* _Task details_
Check each line of the listing below for the word "that" and say how many lines have it. Nothing else should be written.

* _Records shown_
-.-.-

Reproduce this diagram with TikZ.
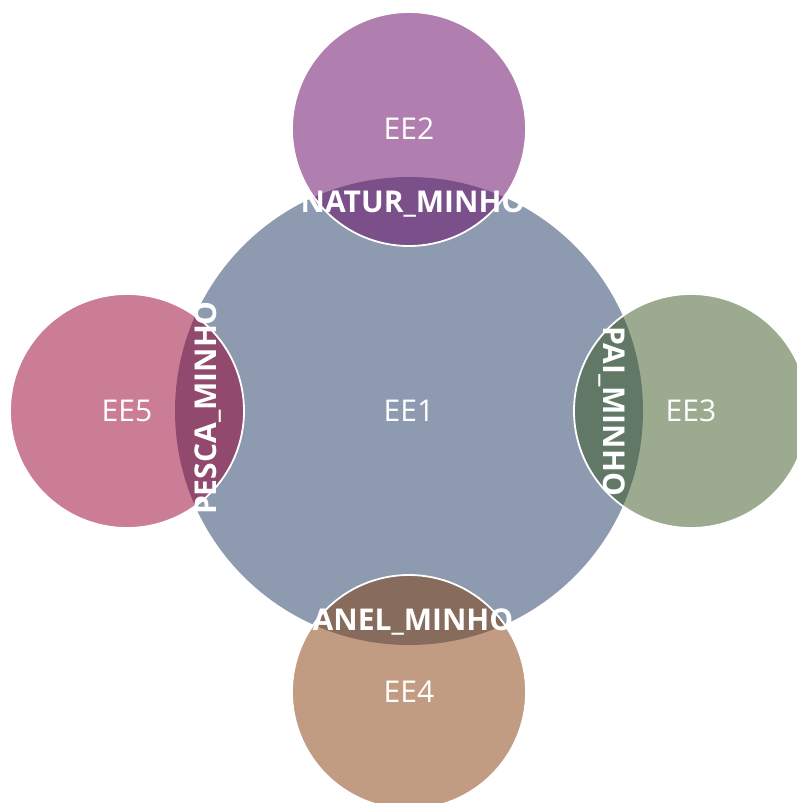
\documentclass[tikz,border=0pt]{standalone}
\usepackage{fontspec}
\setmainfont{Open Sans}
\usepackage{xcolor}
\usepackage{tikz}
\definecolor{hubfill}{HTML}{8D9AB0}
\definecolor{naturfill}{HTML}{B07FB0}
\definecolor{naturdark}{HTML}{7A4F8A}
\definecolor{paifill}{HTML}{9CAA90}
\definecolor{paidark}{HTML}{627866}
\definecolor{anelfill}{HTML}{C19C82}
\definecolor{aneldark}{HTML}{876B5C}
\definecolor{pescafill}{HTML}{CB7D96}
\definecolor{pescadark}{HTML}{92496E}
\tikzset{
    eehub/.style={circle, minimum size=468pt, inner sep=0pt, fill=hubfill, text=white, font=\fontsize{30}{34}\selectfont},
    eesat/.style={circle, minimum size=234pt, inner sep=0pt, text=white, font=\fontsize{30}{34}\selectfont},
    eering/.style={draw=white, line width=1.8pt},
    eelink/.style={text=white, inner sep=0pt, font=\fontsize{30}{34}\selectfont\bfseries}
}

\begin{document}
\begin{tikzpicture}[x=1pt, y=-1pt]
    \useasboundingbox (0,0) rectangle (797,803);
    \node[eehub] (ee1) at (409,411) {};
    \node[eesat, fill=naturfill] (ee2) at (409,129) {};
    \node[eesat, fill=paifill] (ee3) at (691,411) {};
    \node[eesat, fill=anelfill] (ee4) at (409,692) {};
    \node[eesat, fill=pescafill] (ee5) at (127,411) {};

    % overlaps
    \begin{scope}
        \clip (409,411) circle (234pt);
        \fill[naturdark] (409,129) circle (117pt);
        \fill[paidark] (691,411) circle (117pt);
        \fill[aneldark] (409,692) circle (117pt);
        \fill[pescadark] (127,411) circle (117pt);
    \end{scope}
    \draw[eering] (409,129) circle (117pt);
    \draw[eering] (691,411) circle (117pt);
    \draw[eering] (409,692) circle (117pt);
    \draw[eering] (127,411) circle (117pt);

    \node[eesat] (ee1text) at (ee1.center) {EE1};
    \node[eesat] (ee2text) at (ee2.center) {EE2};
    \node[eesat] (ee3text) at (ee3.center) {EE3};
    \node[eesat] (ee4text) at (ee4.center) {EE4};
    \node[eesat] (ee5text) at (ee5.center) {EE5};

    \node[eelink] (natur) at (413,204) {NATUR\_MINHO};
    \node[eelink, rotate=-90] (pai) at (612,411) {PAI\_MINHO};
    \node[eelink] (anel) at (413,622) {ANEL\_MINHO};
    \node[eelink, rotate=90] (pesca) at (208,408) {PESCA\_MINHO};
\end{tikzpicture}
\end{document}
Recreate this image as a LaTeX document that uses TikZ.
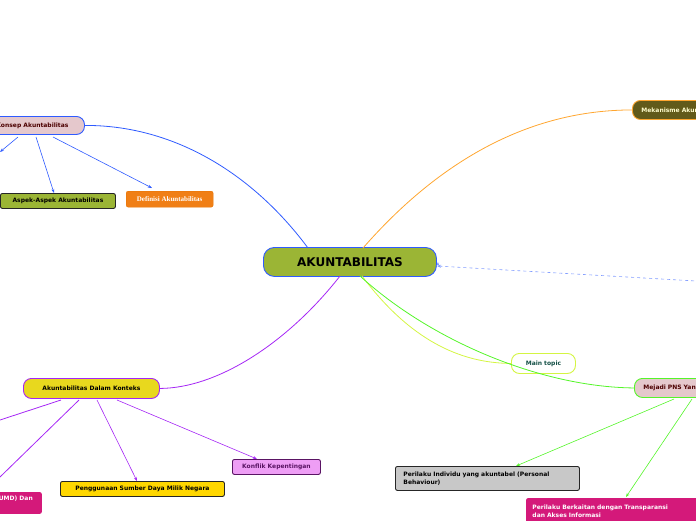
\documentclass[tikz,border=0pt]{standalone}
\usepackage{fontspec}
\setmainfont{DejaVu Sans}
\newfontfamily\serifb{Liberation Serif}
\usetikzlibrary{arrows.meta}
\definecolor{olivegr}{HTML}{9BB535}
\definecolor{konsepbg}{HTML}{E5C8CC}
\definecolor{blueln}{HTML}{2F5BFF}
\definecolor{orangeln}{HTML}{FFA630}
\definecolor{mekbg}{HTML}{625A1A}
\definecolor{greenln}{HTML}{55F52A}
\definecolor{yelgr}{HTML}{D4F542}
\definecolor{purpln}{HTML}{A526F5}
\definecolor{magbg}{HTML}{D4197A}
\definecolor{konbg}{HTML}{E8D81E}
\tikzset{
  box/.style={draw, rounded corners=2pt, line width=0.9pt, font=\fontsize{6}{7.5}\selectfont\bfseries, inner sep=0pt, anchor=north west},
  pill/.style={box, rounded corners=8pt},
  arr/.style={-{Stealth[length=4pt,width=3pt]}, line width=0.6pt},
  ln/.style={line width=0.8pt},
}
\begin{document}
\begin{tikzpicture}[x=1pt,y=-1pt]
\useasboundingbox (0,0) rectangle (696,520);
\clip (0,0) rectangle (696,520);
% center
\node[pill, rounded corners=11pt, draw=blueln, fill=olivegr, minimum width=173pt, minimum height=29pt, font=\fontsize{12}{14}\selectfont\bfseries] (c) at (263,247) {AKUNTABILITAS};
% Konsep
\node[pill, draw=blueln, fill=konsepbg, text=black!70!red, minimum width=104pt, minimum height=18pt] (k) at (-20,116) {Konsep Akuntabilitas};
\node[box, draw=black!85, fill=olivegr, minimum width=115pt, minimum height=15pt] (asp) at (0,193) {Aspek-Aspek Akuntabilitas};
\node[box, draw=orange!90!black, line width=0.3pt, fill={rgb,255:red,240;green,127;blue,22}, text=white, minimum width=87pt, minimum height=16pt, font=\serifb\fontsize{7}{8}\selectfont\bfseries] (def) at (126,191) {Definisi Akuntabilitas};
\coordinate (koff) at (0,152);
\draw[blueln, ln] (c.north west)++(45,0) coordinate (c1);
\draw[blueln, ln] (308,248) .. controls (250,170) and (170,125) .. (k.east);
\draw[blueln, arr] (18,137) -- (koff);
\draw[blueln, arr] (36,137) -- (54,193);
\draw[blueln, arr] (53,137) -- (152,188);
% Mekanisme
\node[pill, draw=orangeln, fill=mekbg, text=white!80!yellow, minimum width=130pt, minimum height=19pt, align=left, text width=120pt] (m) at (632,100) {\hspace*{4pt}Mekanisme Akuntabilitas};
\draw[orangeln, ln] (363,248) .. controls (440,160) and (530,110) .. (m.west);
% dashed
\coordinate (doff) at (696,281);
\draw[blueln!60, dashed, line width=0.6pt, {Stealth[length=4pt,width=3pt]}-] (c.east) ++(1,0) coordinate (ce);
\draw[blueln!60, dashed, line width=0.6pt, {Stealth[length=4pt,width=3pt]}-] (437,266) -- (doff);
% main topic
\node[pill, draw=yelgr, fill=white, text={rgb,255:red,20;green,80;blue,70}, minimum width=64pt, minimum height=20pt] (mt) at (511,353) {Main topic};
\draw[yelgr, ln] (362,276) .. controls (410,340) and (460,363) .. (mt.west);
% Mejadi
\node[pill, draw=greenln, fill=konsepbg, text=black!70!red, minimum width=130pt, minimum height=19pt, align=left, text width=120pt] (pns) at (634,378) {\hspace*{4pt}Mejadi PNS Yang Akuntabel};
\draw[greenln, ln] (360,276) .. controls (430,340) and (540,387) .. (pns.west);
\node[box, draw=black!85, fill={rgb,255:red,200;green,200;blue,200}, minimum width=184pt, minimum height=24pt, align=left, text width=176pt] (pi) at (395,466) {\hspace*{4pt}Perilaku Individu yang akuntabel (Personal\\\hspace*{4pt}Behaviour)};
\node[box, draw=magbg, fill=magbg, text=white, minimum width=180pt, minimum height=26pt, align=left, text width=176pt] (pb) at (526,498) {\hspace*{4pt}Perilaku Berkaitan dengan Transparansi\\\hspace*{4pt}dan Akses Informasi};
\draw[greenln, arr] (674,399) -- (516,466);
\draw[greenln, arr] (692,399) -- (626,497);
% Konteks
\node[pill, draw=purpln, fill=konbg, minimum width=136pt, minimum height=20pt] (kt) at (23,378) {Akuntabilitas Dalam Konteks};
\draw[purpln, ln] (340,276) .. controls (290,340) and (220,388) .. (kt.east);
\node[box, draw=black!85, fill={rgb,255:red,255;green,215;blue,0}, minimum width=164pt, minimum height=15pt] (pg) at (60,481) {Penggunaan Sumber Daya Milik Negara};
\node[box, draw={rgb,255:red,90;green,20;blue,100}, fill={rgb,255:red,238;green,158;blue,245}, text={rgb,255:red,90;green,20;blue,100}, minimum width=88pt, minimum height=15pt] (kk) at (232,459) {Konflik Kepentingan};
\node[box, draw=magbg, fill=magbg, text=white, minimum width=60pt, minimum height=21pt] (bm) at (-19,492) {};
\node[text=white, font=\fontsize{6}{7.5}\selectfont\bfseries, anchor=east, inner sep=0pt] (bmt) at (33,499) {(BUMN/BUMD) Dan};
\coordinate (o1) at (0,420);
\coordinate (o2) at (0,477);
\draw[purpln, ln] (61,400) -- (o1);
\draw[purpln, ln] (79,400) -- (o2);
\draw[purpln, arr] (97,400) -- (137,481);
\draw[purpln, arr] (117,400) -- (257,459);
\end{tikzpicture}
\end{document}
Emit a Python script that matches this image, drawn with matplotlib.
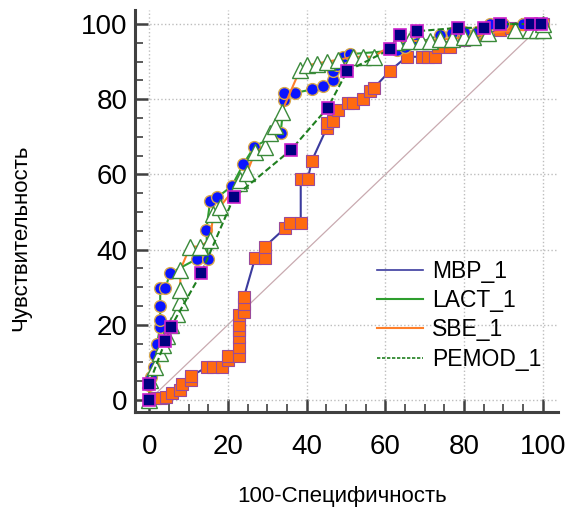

-.-.-

* _Solved exercise_
2